> [TO DO] Pick out each line in these entries that contains the string "this".

> [PROVIDED MATERIAL]
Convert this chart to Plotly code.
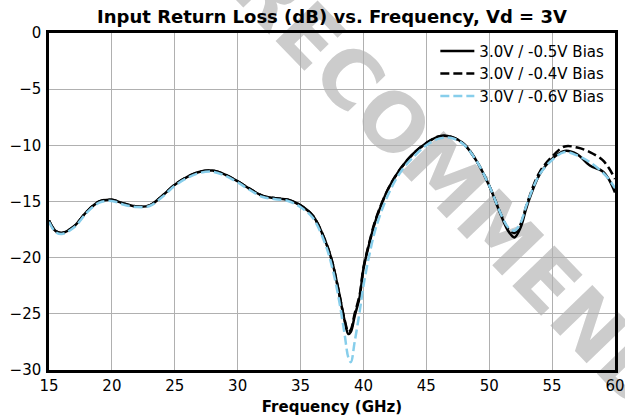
import plotly.graph_objects as go

title_text = "Input Return Loss (dB) vs. Frequency, Vd = 3V"
x_title = "Frequency (GHz)"
series_names = ["3.0V / -0.5V Bias", "3.0V / -0.4V Bias", "3.0V / -0.6V Bias"]
watermark = "RECOMMENDED"

freq = [15, 15.5, 16, 17, 18, 19, 20, 21, 22, 23, 24, 25, 26, 27, 28, 29, 30, 31,
        32, 33, 34, 35, 36, 37, 37.5, 38, 38.5, 38.8, 39.0, 39.3, 39.7, 40, 40.5,
        41, 42, 43, 44, 45, 46, 47, 48, 49, 50, 51, 51.5, 52, 52.5, 53, 54, 55,
        56, 57, 58, 59, 59.5, 60]

bias_05 = [-16.7, -17.6, -17.8, -17.2, -15.9, -15.0, -14.85, -15.2, -15.45, -15.35,
           -14.5, -13.5, -12.8, -12.35, -12.25, -12.6, -13.2, -13.9, -14.5, -14.7,
           -14.85, -15.35, -16.3, -18.6, -20.3, -22.8, -25.6, -26.8, -26.6, -25.2,
           -23.5, -21.0, -18.6, -16.6, -13.8, -12.0, -10.7, -9.8, -9.2, -9.25,
           -9.9, -11.4, -13.6, -16.4, -17.6, -18.2, -17.3, -15.4, -12.6, -11.2,
           -10.5, -10.8, -11.8, -12.3, -13.0, -14.2]

bias_04 = [-16.7, -17.6, -17.8, -17.2, -15.9, -15.0, -14.85, -15.2, -15.45, -15.35,
           -14.5, -13.5, -12.8, -12.35, -12.25, -12.6, -13.2, -13.9, -14.5, -14.7,
           -14.85, -15.35, -16.3, -18.6, -20.3, -22.8, -25.5, -26.6, -26.4, -25.0,
           -23.3, -20.9, -18.5, -16.5, -13.8, -12.0, -10.7, -9.8, -9.2, -9.25,
           -9.9, -11.4, -13.6, -16.3, -17.4, -17.8, -17.0, -15.2, -12.4, -11.0,
           -10.1, -10.2, -10.6, -11.3, -12.0, -13.0]

bias_06 = [-16.8, -17.7, -17.9, -17.3, -16.0, -15.1, -14.95, -15.3, -15.5, -15.4,
           -14.6, -13.6, -12.9, -12.45, -12.35, -12.7, -13.3, -14.0, -14.6, -14.8,
           -14.95, -15.5, -16.5, -18.9, -20.8, -23.4, -26.8, -28.9, -29.3, -27.5,
           -24.8, -22.5, -19.6, -17.3, -14.3, -12.3, -11.0, -10.0, -9.4, -9.35,
           -9.95, -11.4, -13.6, -16.3, -17.3, -17.6, -16.9, -15.2, -12.6, -11.3,
           -10.6, -10.9, -11.5, -12.4, -13.0, -13.8]

fig = go.Figure()
fig.add_trace(go.Scatter(x=freq, y=bias_05, mode="lines", name=series_names[0],
                         line=dict(color="black", width=2.5, shape="spline")))
fig.add_trace(go.Scatter(x=freq, y=bias_04, mode="lines", name=series_names[1],
                         line=dict(color="black", width=2.5, dash="9px,4px", shape="spline")))
fig.add_trace(go.Scatter(x=freq, y=bias_06, mode="lines", name=series_names[2],
                         line=dict(color="#87CEEB", width=2.5, dash="9px,4px", shape="spline")))

fig.add_shape(type="rect", xref="paper", yref="paper",
              x0=0.79, x1=0.80, y0=0.425, y1=0.441, layer="below",
              line=dict(width=0), fillcolor="rgba(0,0,0,0)",
              label=dict(text=watermark, textangle=46, textposition="middle center",
                         font=dict(size=80, color="#cccccc", family="DejaVu Sans", weight="bold")))

axis_common = dict(showgrid=True, gridcolor="#b0b0b0", gridwidth=1,
                   showline=True, linecolor="black", linewidth=2.5, mirror=True,
                   zeroline=False, ticks="", automargin=False, ticklabeloverflow="allow",
                   tickfont=dict(size=15, color="black"))

fig.update_layout(
    width=625, height=419,
    margin=dict(l=49, r=10, t=33, b=49),
    paper_bgcolor="white", plot_bgcolor="white",
    font=dict(family="DejaVu Sans", color="black"),
    title=dict(text="<b>" + title_text + "</b>", xref="paper", x=0.5, xanchor="center",
               y=0.9594, yanchor="middle", font=dict(size=18, color="black")),
    xaxis=dict(range=[15, 60], dtick=5, tick0=15,
               title=dict(text="<b>" + x_title + "</b>", font=dict(size=15), standoff=8),
               **axis_common),
    yaxis=dict(range=[-30, 0], dtick=5, ticklabelstandoff=2, **axis_common),
    legend=dict(x=0.99, xanchor="right", y=0.995, yanchor="top",
                bgcolor="rgba(0,0,0,0)", font=dict(size=15), itemwidth=34),
    showlegend=True,
)

fig.write_html(
    "out.html",
    config={"displayModeBar": False},
    post_script="document.body.style.margin='0';document.body.style.overflow='hidden';",
)
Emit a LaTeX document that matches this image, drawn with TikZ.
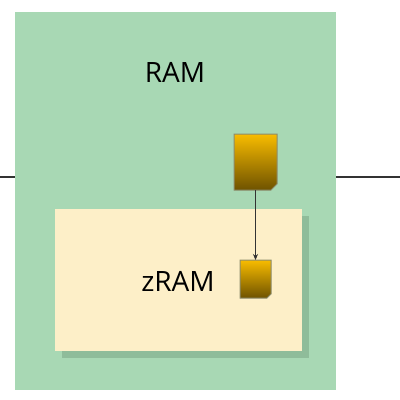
\documentclass[tikz,border=0pt]{standalone}
\usepackage{fontspec}
\setmainfont{Open Sans}
\usetikzlibrary{arrows.meta,calc}
\definecolor{ramgreen}{HTML}{A8D8B4}
\definecolor{zcream}{HTML}{FDEFC8}
\definecolor{zshadow}{HTML}{8FBC9A}
\definecolor{goldtop}{HTML}{F8BC00}
\definecolor{goldbot}{HTML}{6E5200}
\definecolor{docedge}{HTML}{8C8C6C}
\definecolor{wire}{HTML}{333333}
\tikzset{
  px/.style={x=1pt,y=-1pt},
  zone/.style={anchor=north west,inner sep=0pt,outer sep=0pt},
  wirepath/.style={draw=wire,line width=1.3pt},
  docanchor/.style={anchor=north west,inner sep=0pt,outer sep=0pt},
  docfill/.style={top color=goldtop,bottom color=goldbot,draw=docedge,line width=1pt},
  label/.style={font=\fontsize{28}{32}\selectfont,text=black,inner sep=0pt}
}
\begin{document}
\begin{tikzpicture}[px]
\useasboundingbox (0,0) rectangle (400,400);
\node[zone,fill=ramgreen,minimum width=321pt,minimum height=378pt] (ram) at (15,12) {};
\node[zone,fill=zshadow,minimum width=247pt,minimum height=142pt] (zshade) at (62,216) {};
\node[zone,fill=zcream,minimum width=247pt,minimum height=142pt] (zram) at (55,209) {};
\node[docanchor,minimum width=43pt,minimum height=56pt] (doca) at (234,134) {};
\node[docanchor,minimum width=31pt,minimum height=38pt] (docb) at (240,260) {};
\path[docfill] (doca.north west) -- (doca.north east) -- ($(doca.south east)+(0,-6)$) -- ($(doca.south east)+(-6,0)$) -- (doca.south west) -- cycle;
\path[docfill] (docb.north west) -- (docb.north east) -- ($(docb.south east)+(0,-4)$) -- ($(docb.south east)+(-4,0)$) -- (docb.south west) -- cycle;
\coordinate (lefte) at (0,177);
\coordinate (righte) at (400,177);
\draw[wirepath] (lefte) -- (ram.west |- lefte);
\draw[wirepath] (ram.east |- righte) -- (righte);
\draw[draw=wire,line width=0.7pt,-{Stealth[length=6pt,width=5pt]}] (doca.south) -- (docb.north);
\node[label] (ramlabel) at (175,72) {RAM};
\node[label] (zramlabel) at (178,281) {zRAM};
\end{tikzpicture}
\end{document}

> [COMPLETE ANSWER]
Convert this chart to Plotly code.
Emit a LaTeX document that matches this image, drawn with TikZ.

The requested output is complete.